Ce qui se passe dans tous ces pays, c’est d’abord une révolte contre la corruption absolue de pouvoirs absolus. Sur quoi déboucheront ces révoltes ? Difficile à prévoir. Elles se limiteront probablement à l’Afrique du Nord car, d’un point de vue géostratégique, personne (realpolitik) ne souhaite une déstabilisation qui se propagerait de l’Egypte à l’Irak en passant par la péninsule arabique. En Libye c’est un chaos de longue durée qui s’installe. En Egypte, l’armée est au pouvoir; elle n’acceptera certes pas le désordre; quelle sera l’attitude des religieux ? La Tunisie, parce qu’elle ne joue qu’un rôle mineur sur l’échiquier méditerranéen, a le cadre le plus propice pour "évoluer" vers un Etat démocratique. La question principale est de savoir si des responsables politiques "éclairés", respectueux des droits de tous les citoyens et surtout non corrompus, pourront assurer à l’avenir un pouvoir stable dans tous ces Etats.

L’UE pourrait jouer un rôle essentiel pour favoriser une évolution favorable des Etats d’Afrique du Nord pour autant qu’elle soit capable de définir "une" politique européenne en Méditerranée.
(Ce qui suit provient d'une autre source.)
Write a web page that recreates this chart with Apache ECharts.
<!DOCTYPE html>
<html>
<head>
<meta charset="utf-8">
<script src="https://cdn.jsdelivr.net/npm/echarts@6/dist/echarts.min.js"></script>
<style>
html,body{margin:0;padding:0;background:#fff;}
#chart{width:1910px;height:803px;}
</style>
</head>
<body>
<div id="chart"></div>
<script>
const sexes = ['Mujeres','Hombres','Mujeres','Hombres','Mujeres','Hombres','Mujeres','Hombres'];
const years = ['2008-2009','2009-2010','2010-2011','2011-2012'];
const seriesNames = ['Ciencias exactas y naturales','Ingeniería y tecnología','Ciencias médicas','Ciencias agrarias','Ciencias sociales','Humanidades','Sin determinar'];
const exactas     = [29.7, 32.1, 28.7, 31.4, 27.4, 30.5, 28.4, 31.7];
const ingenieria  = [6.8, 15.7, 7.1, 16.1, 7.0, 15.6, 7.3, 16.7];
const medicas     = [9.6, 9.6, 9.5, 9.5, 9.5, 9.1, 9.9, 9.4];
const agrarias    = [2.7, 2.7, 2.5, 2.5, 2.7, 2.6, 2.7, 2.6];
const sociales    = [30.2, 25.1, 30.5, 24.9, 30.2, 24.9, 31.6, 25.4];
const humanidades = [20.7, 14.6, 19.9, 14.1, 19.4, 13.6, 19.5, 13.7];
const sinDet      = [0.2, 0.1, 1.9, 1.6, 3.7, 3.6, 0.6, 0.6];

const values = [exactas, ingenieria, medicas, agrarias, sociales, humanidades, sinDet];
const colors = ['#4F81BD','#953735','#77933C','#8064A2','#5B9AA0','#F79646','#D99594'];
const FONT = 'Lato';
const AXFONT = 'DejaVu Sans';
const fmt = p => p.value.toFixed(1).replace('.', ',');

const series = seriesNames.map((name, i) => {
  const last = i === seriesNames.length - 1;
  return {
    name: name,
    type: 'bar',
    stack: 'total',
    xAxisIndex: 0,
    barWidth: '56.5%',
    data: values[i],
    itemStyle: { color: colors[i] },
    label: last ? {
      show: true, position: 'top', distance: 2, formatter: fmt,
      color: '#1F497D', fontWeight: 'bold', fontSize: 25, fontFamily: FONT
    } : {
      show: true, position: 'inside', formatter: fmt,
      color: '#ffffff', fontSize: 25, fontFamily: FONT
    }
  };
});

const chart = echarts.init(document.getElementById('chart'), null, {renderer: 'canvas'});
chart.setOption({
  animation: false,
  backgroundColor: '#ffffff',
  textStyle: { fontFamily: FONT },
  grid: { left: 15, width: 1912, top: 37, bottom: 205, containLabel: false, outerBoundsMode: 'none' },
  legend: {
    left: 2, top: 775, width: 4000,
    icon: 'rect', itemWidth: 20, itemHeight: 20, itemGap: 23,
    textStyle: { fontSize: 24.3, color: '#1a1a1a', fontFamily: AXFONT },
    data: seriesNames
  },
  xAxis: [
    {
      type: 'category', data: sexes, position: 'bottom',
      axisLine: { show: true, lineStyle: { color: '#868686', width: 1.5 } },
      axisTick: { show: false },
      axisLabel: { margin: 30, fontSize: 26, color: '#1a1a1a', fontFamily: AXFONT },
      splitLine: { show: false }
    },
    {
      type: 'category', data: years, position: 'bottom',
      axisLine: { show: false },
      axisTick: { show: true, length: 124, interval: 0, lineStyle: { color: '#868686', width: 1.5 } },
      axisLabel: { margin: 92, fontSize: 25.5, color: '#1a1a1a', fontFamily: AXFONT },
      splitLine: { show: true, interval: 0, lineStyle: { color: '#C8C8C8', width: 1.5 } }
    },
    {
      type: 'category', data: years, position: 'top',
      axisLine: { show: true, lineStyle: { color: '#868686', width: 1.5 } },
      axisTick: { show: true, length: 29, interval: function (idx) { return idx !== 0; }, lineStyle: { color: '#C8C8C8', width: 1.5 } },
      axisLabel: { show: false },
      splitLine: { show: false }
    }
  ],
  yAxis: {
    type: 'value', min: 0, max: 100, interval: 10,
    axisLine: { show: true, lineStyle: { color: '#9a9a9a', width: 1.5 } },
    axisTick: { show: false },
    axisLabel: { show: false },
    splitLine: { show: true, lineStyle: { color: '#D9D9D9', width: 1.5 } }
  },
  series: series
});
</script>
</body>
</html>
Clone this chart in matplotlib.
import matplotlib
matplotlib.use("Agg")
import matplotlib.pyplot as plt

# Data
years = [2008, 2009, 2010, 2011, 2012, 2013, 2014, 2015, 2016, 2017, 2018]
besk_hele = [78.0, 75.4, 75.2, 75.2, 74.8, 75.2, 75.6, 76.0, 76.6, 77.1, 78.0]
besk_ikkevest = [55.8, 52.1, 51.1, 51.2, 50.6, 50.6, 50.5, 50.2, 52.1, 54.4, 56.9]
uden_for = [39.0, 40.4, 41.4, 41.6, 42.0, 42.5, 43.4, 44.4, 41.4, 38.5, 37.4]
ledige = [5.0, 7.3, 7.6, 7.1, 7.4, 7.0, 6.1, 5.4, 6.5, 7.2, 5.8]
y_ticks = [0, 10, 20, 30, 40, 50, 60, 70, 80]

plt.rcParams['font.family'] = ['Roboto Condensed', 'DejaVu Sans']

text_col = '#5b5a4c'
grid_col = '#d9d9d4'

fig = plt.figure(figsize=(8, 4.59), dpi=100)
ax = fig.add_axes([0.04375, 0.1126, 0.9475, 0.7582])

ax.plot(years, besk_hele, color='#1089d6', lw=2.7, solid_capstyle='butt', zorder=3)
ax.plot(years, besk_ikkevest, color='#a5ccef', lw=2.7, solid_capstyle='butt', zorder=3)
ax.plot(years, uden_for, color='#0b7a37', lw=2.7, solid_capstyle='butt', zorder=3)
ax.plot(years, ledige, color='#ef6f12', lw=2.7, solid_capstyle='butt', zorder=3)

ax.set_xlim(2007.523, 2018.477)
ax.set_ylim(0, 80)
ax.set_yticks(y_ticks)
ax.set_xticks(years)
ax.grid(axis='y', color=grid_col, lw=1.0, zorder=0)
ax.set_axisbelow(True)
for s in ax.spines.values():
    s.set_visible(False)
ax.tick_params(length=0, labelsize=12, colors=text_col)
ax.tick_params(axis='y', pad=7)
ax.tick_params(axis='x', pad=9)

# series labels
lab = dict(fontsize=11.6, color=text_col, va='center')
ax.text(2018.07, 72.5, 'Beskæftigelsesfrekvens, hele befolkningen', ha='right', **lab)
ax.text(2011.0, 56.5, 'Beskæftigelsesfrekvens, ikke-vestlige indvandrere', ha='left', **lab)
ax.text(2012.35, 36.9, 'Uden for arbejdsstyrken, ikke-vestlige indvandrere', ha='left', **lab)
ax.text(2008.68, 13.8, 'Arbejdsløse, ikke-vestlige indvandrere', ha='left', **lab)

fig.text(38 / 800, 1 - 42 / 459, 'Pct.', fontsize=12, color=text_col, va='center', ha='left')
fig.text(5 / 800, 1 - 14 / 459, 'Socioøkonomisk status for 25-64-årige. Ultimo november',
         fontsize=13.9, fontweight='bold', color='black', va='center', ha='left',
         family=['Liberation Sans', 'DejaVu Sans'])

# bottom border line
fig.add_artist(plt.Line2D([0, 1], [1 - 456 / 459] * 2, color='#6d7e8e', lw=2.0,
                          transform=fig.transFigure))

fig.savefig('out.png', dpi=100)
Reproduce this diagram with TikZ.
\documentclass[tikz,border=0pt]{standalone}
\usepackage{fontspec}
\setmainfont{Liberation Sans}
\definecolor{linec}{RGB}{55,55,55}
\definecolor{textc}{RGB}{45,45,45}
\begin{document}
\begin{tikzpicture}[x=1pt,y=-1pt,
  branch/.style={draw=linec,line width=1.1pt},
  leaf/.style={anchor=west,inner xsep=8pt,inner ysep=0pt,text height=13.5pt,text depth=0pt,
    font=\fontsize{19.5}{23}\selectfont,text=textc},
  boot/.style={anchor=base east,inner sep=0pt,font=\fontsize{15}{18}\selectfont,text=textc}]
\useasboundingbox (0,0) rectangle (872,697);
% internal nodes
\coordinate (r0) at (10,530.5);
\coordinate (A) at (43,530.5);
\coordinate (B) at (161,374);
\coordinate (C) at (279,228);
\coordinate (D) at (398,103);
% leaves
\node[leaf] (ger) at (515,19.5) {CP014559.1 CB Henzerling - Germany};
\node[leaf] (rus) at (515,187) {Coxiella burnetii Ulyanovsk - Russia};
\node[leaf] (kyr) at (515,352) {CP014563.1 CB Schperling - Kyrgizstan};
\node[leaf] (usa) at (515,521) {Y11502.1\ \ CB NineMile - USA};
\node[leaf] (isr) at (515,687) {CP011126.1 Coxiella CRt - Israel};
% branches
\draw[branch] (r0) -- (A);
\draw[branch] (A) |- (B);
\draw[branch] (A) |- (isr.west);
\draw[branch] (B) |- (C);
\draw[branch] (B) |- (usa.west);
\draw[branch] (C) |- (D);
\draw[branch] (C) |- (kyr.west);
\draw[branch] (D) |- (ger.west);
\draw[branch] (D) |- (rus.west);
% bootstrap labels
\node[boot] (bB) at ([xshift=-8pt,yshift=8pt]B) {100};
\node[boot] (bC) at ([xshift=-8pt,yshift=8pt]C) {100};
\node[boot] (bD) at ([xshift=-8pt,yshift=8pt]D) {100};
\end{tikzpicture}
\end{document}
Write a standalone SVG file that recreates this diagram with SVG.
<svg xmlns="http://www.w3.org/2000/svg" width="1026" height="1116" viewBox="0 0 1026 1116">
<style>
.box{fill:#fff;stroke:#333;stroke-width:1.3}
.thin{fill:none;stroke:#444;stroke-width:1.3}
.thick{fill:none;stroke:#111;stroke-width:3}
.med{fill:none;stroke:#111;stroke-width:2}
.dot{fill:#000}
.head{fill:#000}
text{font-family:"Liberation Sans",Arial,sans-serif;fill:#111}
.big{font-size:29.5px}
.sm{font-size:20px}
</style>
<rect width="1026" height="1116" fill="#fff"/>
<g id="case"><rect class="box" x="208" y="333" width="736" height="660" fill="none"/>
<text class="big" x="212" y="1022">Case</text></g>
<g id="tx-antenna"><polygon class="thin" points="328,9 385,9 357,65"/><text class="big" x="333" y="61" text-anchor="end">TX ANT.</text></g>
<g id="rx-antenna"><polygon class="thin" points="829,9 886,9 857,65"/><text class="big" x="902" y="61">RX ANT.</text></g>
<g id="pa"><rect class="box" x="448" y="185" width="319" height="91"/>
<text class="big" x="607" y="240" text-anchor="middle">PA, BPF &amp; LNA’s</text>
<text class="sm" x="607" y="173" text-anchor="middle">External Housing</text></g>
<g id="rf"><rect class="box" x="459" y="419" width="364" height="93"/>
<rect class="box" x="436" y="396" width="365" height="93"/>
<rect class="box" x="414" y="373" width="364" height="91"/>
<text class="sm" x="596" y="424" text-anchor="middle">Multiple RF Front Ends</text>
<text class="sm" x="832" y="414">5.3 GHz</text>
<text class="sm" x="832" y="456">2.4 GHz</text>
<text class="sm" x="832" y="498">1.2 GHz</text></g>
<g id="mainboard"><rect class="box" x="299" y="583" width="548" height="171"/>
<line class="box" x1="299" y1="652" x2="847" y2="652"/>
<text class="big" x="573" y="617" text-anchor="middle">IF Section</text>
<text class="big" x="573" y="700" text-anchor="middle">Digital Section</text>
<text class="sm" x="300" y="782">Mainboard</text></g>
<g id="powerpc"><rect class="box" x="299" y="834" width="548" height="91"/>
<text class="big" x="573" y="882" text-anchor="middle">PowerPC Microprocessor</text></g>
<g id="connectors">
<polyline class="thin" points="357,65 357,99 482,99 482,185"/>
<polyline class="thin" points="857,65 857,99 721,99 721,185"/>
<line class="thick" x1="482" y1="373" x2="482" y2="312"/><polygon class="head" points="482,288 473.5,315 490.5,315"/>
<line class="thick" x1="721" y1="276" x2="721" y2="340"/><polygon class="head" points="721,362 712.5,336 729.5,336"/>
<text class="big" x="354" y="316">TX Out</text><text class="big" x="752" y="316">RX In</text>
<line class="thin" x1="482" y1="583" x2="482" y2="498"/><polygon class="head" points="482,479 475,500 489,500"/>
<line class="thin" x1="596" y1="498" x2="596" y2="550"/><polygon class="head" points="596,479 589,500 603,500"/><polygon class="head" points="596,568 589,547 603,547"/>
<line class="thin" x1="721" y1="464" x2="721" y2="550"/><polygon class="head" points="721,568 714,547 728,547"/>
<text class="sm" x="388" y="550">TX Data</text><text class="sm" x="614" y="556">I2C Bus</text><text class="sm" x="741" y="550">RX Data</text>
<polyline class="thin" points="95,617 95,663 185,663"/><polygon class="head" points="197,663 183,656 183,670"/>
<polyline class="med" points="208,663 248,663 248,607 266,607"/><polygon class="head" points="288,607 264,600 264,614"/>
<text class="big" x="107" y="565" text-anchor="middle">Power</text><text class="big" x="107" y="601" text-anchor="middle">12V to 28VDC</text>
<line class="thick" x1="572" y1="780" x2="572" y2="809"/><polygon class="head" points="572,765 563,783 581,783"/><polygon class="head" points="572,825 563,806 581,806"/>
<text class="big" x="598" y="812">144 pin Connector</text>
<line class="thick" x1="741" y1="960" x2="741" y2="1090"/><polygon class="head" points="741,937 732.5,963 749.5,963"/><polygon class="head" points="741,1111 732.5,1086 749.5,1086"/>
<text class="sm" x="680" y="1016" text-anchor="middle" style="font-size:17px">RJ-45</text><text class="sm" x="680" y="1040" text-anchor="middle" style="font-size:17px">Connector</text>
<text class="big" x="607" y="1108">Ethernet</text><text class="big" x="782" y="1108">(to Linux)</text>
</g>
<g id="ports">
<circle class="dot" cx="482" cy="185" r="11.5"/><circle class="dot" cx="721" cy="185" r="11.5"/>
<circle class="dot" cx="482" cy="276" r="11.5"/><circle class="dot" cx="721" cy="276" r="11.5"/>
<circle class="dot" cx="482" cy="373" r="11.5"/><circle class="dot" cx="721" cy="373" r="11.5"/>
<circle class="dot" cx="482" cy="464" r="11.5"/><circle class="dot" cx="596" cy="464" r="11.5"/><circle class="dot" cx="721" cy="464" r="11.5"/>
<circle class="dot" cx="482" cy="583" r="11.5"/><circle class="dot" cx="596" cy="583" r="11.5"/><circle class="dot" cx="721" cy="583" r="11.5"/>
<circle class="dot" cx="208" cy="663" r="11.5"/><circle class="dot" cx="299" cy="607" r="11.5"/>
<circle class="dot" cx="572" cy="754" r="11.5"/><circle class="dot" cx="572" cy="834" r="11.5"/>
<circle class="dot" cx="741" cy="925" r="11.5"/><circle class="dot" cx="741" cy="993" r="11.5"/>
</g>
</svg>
Pour autant aussi qu’elle cesse d’être en permanence à la traîne stratégique des Etats-Unis - un autre paradoxe - engagés, eux, dans un bras de fer avec la Chine pour le leadership mondial et qui n’accordent plus d’ailleurs qu’une attention distraite au "Finistère de l’Eurasie" ! Quant à la realpolitik, elle a encore de beaux jours devant elle; il suffit de voir combien, dans la lutte contre le dérèglement climatique, les "égoïsmes sacrés" nationaux l’emportent encore sur les risques d’autodestruction de la planète."